- Problem to work on:
Comb through the entries for "script" and pull out each line that holds it.

[Rows from a dataset of charts and code]
==============================

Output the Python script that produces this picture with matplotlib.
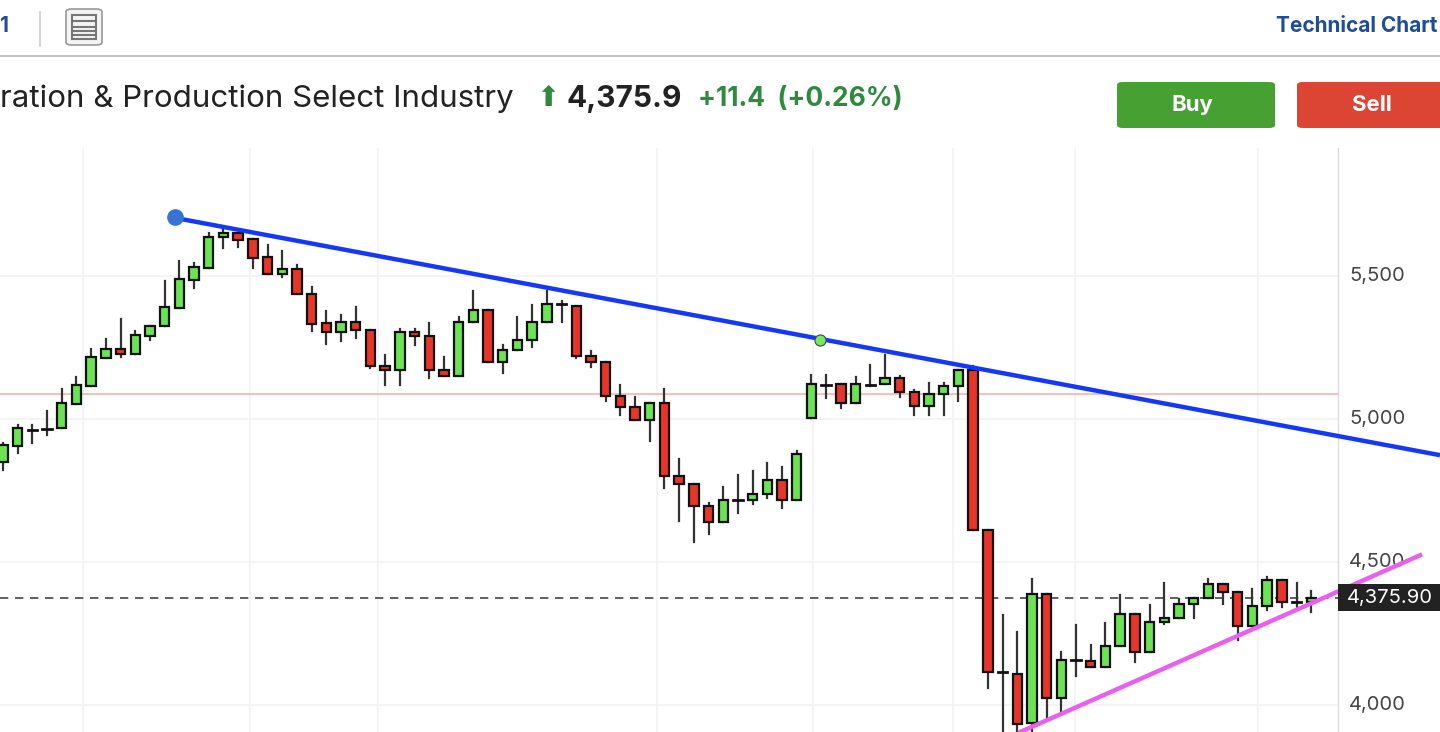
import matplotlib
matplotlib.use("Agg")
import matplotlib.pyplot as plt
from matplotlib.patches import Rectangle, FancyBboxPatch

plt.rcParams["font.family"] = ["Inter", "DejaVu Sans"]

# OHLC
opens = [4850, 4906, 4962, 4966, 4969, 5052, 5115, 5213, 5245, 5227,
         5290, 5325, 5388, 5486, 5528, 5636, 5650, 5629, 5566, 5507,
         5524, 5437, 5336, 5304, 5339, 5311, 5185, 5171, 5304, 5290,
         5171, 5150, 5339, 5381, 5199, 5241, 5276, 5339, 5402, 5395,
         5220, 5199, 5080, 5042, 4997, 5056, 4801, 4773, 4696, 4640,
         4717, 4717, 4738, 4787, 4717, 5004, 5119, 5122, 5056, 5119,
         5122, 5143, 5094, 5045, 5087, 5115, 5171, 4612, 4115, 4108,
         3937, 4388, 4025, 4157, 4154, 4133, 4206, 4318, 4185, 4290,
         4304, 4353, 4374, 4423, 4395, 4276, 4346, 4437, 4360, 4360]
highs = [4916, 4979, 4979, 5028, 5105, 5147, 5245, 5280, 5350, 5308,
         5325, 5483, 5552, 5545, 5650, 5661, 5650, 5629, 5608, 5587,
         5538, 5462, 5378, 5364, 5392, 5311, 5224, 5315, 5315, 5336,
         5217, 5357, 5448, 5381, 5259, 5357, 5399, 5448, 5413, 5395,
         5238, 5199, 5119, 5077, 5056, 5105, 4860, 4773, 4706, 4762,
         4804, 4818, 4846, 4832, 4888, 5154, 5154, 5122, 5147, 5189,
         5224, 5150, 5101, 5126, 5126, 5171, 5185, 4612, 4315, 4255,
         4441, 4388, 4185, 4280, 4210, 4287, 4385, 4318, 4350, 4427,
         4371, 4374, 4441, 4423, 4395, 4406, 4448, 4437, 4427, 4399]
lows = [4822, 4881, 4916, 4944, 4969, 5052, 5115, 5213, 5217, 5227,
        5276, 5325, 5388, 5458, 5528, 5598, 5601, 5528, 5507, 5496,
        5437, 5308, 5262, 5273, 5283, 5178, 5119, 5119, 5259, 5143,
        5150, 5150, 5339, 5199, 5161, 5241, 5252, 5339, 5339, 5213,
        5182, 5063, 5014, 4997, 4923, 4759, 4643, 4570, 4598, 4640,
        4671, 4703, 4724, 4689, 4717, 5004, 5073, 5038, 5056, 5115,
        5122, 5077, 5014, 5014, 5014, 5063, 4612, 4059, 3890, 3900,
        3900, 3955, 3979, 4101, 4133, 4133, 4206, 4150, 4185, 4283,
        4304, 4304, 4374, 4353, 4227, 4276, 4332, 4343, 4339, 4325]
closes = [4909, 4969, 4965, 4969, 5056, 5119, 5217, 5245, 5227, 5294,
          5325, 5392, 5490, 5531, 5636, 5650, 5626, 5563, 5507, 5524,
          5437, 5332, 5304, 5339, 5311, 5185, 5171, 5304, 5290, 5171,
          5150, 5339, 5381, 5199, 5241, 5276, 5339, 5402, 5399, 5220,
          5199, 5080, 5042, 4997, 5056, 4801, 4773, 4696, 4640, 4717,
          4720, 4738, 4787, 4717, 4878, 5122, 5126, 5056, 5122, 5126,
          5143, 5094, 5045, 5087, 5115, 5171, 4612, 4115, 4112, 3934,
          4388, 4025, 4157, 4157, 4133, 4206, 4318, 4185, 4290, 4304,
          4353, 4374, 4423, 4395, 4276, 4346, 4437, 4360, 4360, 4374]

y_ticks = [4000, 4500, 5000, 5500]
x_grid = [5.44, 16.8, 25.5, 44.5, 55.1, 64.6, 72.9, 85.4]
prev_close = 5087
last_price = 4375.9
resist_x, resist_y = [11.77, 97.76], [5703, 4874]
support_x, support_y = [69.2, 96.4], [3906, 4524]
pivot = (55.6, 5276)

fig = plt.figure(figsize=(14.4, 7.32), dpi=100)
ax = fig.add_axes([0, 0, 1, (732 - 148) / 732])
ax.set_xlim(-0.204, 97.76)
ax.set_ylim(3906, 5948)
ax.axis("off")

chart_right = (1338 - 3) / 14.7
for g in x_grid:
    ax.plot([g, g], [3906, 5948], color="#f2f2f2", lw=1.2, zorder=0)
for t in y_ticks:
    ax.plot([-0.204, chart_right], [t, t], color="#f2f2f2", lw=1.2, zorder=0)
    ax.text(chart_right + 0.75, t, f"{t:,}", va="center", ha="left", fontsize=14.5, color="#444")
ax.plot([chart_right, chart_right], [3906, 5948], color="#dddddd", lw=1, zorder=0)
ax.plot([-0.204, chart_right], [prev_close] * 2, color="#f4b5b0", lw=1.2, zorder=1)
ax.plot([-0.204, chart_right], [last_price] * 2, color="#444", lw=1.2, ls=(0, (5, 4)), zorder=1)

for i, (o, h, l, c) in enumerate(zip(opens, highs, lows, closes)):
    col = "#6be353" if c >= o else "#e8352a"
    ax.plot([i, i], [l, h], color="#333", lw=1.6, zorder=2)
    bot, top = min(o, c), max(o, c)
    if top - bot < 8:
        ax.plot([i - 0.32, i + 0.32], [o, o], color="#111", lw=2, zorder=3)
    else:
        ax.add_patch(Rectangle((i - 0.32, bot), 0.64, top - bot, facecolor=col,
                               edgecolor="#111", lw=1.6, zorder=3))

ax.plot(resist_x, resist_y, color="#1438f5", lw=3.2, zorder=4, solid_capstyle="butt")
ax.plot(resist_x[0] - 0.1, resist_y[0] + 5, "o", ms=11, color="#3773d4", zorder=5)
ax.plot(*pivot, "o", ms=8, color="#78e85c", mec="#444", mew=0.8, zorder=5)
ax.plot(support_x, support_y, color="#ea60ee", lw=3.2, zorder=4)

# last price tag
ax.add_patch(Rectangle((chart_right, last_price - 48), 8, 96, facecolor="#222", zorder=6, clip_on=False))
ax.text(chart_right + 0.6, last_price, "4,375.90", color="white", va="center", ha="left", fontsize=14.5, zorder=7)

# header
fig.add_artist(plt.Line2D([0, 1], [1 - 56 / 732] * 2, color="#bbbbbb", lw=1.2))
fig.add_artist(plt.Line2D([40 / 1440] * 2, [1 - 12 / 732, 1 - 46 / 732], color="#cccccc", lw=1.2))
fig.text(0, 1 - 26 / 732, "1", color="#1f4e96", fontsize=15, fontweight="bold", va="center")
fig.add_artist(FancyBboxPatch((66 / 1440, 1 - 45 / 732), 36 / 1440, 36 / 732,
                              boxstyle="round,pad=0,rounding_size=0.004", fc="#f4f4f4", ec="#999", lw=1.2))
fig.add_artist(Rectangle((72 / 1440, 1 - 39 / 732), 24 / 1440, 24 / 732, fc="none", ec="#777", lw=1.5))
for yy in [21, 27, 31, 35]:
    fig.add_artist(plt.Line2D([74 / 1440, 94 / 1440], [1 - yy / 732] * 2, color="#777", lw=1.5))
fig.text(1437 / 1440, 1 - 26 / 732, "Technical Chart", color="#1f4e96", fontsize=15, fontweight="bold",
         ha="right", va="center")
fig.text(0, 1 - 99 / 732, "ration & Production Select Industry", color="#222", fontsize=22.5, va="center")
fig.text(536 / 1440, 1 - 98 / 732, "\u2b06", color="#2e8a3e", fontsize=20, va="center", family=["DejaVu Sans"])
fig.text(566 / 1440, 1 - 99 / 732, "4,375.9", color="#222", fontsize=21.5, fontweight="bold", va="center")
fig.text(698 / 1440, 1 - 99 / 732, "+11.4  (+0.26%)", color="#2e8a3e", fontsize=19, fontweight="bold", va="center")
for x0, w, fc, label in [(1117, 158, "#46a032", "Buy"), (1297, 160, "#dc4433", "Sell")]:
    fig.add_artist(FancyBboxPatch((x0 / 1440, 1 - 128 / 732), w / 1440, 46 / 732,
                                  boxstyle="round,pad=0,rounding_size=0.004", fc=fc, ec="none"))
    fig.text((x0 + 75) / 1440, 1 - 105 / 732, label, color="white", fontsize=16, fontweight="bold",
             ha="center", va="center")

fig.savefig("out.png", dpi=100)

==============================

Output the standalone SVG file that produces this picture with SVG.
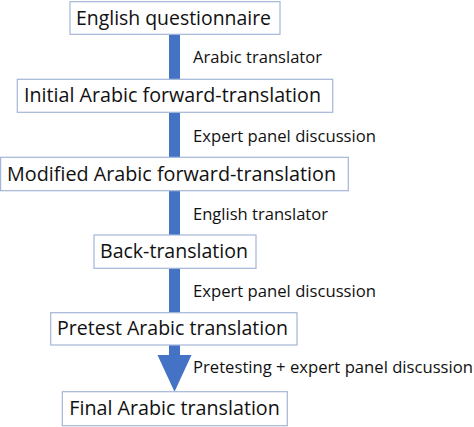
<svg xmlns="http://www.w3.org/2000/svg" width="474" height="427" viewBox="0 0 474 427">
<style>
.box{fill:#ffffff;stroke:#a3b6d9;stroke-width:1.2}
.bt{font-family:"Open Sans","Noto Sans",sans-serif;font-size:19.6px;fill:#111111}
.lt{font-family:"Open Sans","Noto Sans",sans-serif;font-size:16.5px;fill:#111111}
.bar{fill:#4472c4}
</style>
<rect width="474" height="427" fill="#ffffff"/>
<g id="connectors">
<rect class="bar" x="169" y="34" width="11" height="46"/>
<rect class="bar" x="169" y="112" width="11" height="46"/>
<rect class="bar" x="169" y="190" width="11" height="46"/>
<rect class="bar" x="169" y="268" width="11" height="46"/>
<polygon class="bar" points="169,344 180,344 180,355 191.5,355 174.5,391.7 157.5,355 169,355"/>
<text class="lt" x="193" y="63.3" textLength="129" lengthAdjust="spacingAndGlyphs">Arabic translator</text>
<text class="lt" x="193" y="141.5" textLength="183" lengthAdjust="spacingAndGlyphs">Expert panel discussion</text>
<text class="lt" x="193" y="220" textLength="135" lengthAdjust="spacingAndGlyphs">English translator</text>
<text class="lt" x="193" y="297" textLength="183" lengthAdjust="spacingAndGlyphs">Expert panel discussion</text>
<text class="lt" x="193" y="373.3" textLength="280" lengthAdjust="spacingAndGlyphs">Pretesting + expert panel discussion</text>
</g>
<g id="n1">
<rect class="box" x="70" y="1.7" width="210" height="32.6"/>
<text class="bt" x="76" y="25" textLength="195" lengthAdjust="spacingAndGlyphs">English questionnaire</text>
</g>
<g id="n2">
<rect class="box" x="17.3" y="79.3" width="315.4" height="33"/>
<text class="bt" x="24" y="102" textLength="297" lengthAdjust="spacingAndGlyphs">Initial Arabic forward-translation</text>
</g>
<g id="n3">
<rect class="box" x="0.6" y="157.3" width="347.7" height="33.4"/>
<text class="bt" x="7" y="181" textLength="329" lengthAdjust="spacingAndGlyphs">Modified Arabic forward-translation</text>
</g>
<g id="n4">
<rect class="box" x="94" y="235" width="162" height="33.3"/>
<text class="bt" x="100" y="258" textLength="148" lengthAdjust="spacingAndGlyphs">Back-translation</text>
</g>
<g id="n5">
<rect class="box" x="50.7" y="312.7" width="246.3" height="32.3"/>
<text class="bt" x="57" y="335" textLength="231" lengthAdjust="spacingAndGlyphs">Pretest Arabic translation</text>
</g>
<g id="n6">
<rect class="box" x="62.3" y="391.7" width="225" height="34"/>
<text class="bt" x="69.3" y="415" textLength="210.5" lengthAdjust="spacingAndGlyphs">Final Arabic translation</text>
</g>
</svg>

==============================

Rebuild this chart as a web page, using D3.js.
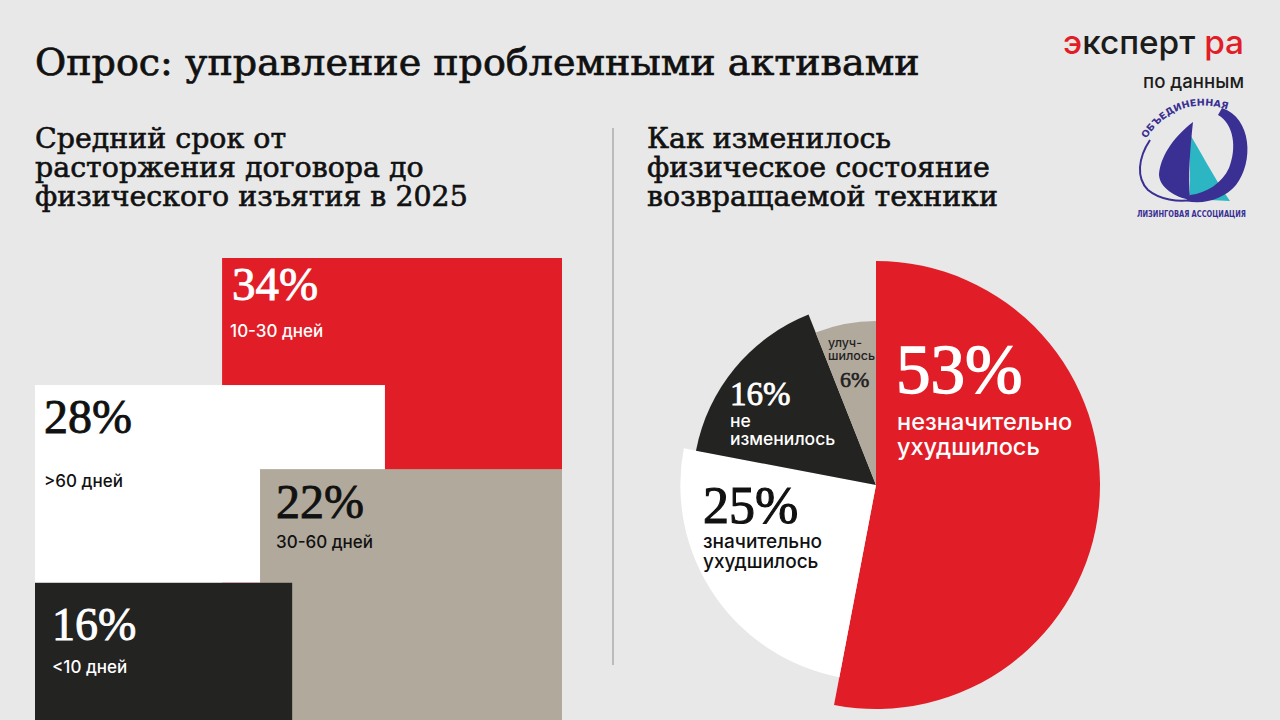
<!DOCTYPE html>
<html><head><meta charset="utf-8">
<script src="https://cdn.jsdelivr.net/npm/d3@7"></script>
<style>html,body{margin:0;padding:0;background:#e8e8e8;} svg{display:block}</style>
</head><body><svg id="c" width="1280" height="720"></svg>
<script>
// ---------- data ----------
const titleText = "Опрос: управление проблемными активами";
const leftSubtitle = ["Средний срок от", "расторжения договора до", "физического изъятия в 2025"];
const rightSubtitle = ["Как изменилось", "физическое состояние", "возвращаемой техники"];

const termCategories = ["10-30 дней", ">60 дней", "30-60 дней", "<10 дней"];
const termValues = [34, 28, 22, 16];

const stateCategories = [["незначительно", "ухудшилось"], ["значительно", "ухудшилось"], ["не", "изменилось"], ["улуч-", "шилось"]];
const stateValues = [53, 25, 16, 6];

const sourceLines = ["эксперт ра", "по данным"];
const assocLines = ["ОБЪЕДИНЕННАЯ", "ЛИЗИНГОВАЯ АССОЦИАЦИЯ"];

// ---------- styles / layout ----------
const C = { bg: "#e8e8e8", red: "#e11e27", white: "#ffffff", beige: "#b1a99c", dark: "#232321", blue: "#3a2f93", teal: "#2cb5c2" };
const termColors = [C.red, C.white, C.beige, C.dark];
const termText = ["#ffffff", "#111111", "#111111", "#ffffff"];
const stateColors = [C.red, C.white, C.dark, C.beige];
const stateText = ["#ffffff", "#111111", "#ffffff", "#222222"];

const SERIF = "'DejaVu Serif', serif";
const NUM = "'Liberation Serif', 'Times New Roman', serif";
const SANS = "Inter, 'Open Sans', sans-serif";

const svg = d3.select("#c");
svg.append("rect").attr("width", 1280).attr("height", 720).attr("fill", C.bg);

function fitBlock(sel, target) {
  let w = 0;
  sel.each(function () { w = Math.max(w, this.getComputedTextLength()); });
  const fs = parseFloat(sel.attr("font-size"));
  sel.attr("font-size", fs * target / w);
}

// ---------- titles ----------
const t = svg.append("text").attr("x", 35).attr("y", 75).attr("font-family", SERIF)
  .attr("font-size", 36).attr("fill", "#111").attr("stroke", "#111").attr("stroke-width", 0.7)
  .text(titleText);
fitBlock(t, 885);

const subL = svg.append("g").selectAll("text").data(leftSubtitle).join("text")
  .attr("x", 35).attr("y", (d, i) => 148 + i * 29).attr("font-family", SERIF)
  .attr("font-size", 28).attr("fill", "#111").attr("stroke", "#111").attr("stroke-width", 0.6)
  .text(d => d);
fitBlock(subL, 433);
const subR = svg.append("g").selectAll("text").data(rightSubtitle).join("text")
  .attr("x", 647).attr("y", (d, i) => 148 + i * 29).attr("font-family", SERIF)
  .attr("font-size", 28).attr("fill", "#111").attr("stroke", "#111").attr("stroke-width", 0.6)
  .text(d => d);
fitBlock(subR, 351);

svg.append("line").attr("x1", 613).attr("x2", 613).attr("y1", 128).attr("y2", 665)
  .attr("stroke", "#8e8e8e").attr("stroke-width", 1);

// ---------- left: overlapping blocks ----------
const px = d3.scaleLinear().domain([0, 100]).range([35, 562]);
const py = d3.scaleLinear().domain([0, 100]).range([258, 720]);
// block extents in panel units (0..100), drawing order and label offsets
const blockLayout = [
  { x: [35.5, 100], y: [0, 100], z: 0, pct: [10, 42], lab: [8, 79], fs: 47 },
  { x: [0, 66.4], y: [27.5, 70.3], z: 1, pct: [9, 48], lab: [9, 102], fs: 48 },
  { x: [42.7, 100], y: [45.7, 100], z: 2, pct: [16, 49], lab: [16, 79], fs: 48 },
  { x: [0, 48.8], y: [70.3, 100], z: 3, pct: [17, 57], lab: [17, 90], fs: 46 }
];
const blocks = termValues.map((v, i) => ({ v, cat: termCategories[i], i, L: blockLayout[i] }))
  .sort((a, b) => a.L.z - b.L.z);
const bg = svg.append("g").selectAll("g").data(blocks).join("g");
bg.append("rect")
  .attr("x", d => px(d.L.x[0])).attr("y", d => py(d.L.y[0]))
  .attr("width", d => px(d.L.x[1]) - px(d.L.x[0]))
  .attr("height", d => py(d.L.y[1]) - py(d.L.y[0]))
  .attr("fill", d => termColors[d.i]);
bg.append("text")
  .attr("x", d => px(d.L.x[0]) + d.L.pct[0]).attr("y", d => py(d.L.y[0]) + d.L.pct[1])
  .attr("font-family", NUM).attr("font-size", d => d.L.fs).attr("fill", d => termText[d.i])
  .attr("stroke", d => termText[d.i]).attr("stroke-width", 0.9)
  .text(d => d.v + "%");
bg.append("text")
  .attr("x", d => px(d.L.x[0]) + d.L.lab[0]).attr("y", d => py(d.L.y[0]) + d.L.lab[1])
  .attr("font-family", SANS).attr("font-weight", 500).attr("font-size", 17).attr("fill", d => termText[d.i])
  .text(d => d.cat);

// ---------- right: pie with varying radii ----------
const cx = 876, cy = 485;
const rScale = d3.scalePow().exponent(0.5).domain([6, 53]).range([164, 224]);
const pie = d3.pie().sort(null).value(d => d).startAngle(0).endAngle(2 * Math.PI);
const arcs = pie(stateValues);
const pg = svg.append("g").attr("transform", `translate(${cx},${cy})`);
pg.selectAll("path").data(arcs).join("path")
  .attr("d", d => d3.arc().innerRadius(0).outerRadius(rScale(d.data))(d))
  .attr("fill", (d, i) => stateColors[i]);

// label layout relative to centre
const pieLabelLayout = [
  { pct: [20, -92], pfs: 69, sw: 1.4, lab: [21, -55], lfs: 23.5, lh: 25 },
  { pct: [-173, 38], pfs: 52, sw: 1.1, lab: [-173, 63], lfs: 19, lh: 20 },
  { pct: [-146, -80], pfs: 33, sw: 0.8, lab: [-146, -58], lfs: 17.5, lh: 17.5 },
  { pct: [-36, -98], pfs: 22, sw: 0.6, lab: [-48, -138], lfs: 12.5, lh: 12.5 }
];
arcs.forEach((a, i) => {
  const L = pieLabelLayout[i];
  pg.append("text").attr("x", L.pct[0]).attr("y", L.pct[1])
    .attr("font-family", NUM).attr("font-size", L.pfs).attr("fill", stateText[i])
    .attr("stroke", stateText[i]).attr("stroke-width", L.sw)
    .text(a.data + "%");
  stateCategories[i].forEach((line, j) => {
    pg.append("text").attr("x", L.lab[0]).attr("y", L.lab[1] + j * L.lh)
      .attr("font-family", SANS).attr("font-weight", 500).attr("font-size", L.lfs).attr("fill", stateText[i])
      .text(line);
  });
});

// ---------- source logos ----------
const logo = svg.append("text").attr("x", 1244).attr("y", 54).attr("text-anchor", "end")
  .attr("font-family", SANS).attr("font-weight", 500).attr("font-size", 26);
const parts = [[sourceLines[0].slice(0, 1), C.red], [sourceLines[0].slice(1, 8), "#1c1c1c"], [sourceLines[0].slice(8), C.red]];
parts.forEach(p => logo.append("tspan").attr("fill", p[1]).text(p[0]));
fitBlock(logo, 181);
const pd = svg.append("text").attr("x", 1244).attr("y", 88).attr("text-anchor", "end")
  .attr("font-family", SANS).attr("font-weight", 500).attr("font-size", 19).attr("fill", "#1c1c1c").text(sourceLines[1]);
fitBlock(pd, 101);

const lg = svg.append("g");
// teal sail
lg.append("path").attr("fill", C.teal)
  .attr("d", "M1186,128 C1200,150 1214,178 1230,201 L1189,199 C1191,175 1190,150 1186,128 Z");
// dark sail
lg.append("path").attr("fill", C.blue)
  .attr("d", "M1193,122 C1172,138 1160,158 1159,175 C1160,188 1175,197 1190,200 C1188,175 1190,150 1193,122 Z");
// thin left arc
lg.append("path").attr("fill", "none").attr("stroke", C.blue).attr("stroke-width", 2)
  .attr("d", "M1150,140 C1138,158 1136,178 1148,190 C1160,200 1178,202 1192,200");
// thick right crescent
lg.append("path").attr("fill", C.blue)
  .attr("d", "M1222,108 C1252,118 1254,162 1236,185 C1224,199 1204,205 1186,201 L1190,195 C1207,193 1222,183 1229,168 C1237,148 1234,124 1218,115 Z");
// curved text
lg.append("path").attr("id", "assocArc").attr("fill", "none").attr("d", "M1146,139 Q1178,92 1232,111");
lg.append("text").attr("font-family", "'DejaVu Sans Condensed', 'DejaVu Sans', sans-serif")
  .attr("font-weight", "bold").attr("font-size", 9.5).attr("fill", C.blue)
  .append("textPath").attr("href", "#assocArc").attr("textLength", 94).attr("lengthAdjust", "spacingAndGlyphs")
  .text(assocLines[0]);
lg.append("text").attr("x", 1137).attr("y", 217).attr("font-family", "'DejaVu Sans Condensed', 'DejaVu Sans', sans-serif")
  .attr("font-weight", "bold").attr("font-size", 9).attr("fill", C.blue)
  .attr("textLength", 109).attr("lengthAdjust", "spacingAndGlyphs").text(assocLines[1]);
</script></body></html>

==============================

- Output for this exercise:
Output the Python script that produces this picture with matplotlib.
<script src="https://cdn.jsdelivr.net/npm/d3@7"></script>
<script>
</script></body></html>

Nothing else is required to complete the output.